Concurring - Sanders, J.
Yes. The majority reaches the correct result to reverse the conviction, but for the wrong reasons. Reversal is required on two independent grounds the majority failed to recognize. First, the trial court's jury instruction unconstitutionally shifted the burden of proof to the defendant to prove consent by a preponderance of the evidence, when consent is the direct opposite of forcible compulsion, an element the State must prove beyond a reasonable doubt. Second, the trial court erred by excluding evidence of the victim's prior prostitution history under the rape shield statute; this evidence was highly relevant to the defendant's consent defense and motive to lie, and its exclusion violated his constitutional right to present a defense and confront his accuser.
Analysis:
This decision reinforces the due process requirement under Pennsylvania v.
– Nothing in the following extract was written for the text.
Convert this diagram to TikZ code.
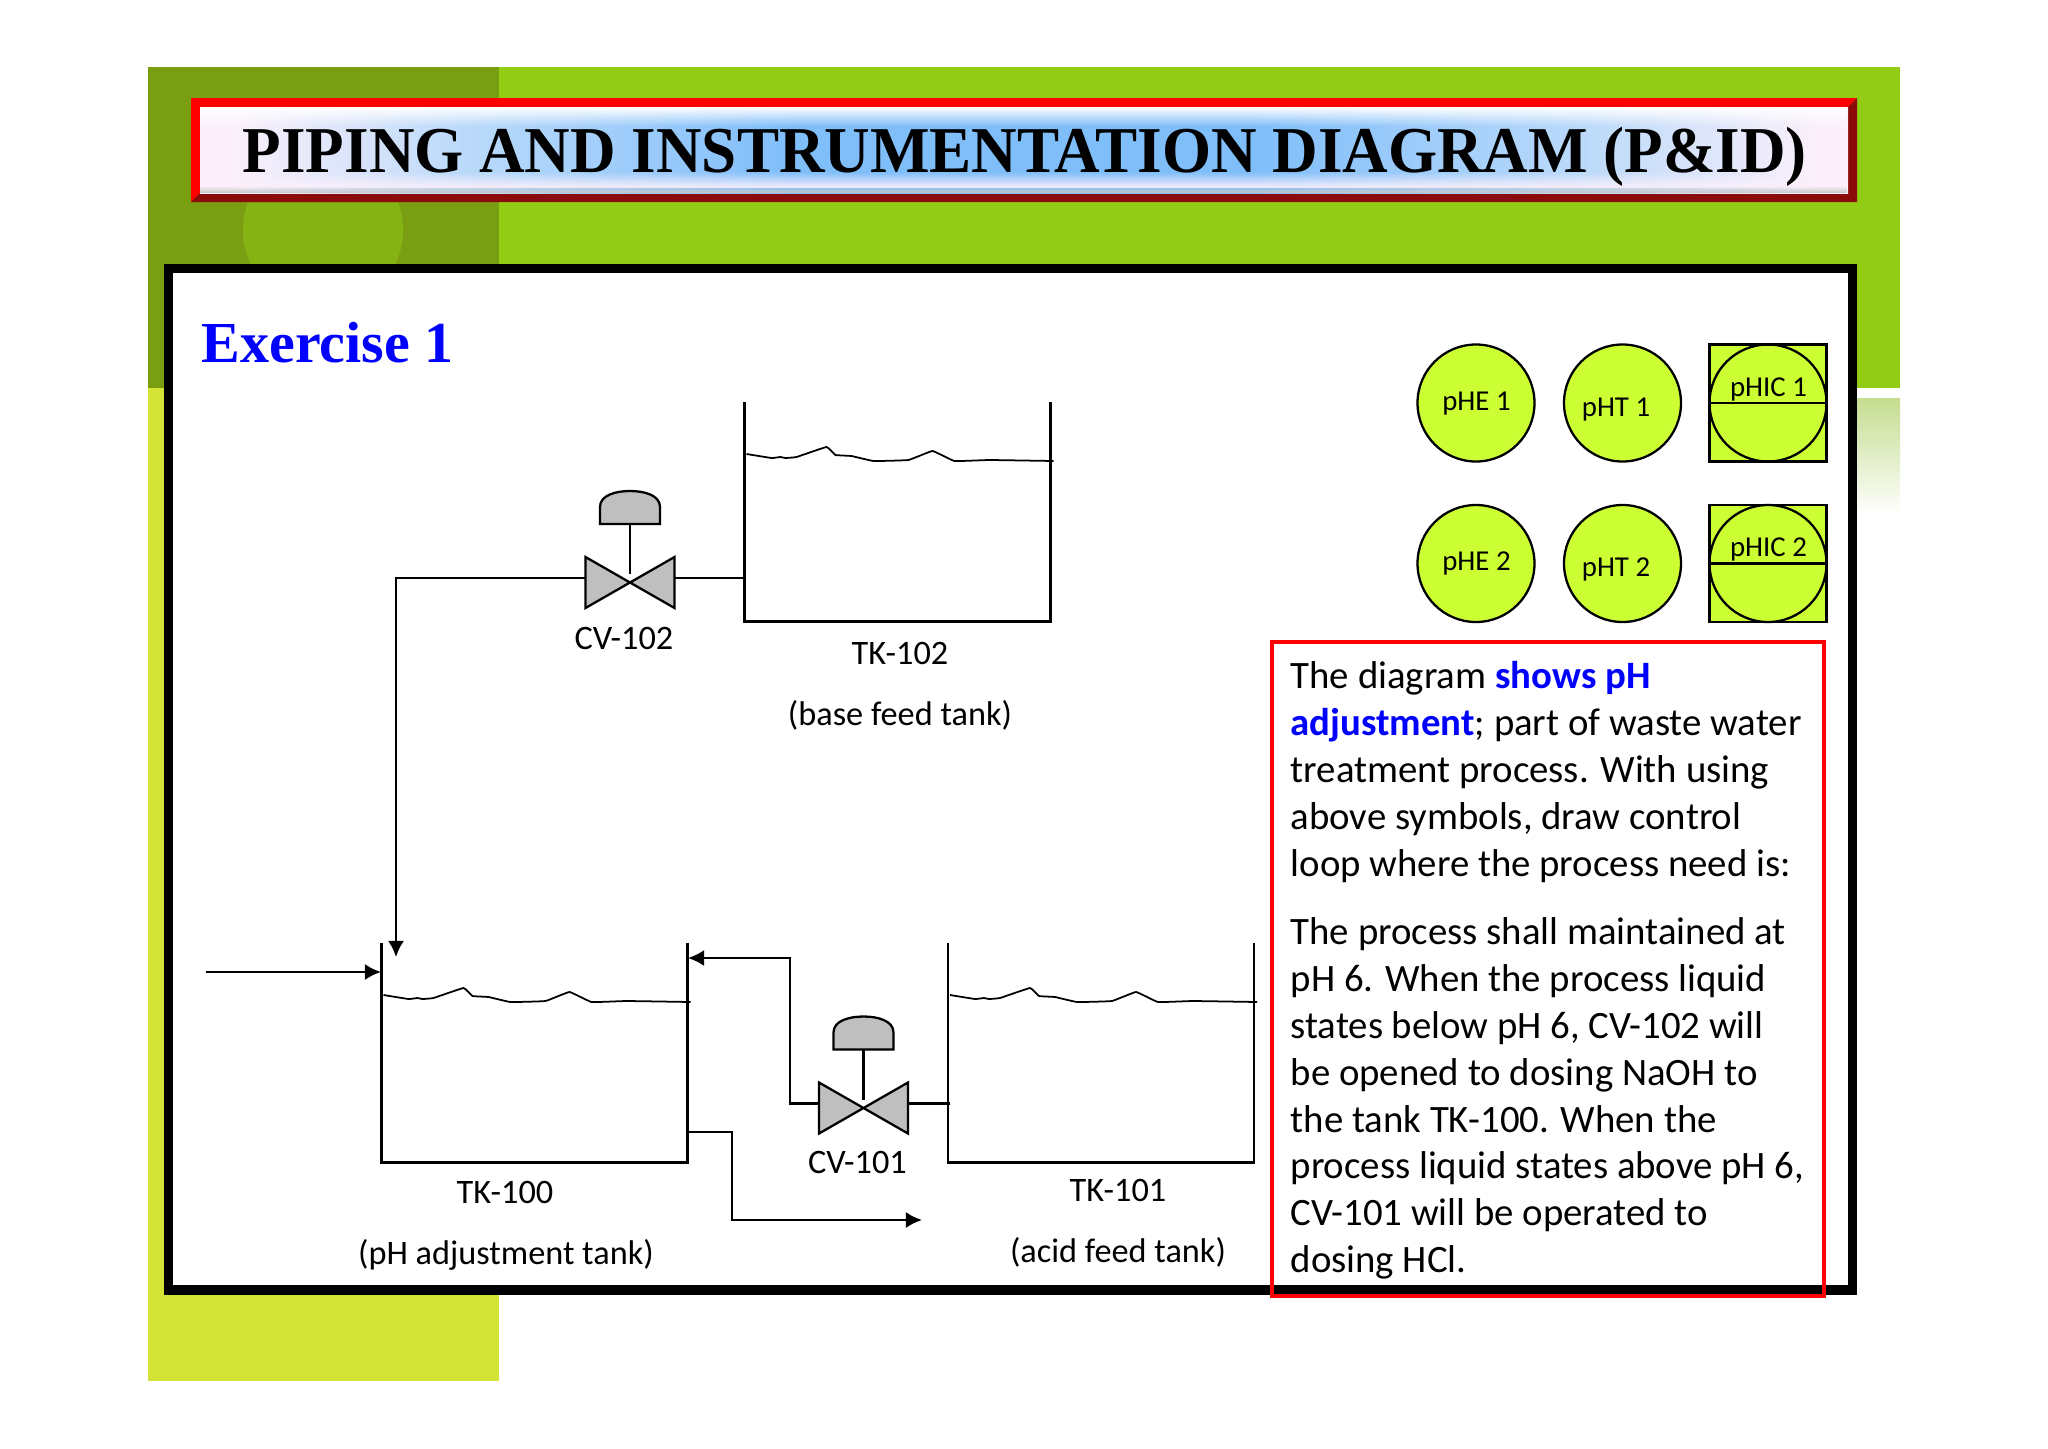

Ritchie that a defendant is entitled to an in camera review of confidential records upon a 'plausible showing' that they contain material evidence. It demonstrates that 'materiality' extends not just to the evidence initially sought, but to any significant impeachment evidence discovered during the review, particularly in cases hinging on witness credibility. The reversal of the death sentence highlights the heightened scrutiny applied to capital penalty phases, establishing that a prosecutor cannot argue facts about prison conditions when the defense has been barred by a motion in limine from presenting rebuttal evidence on the same topic. This case underscores the tension between victim privacy statutes and a defendant's constitutional right to access potentially exculpatory information.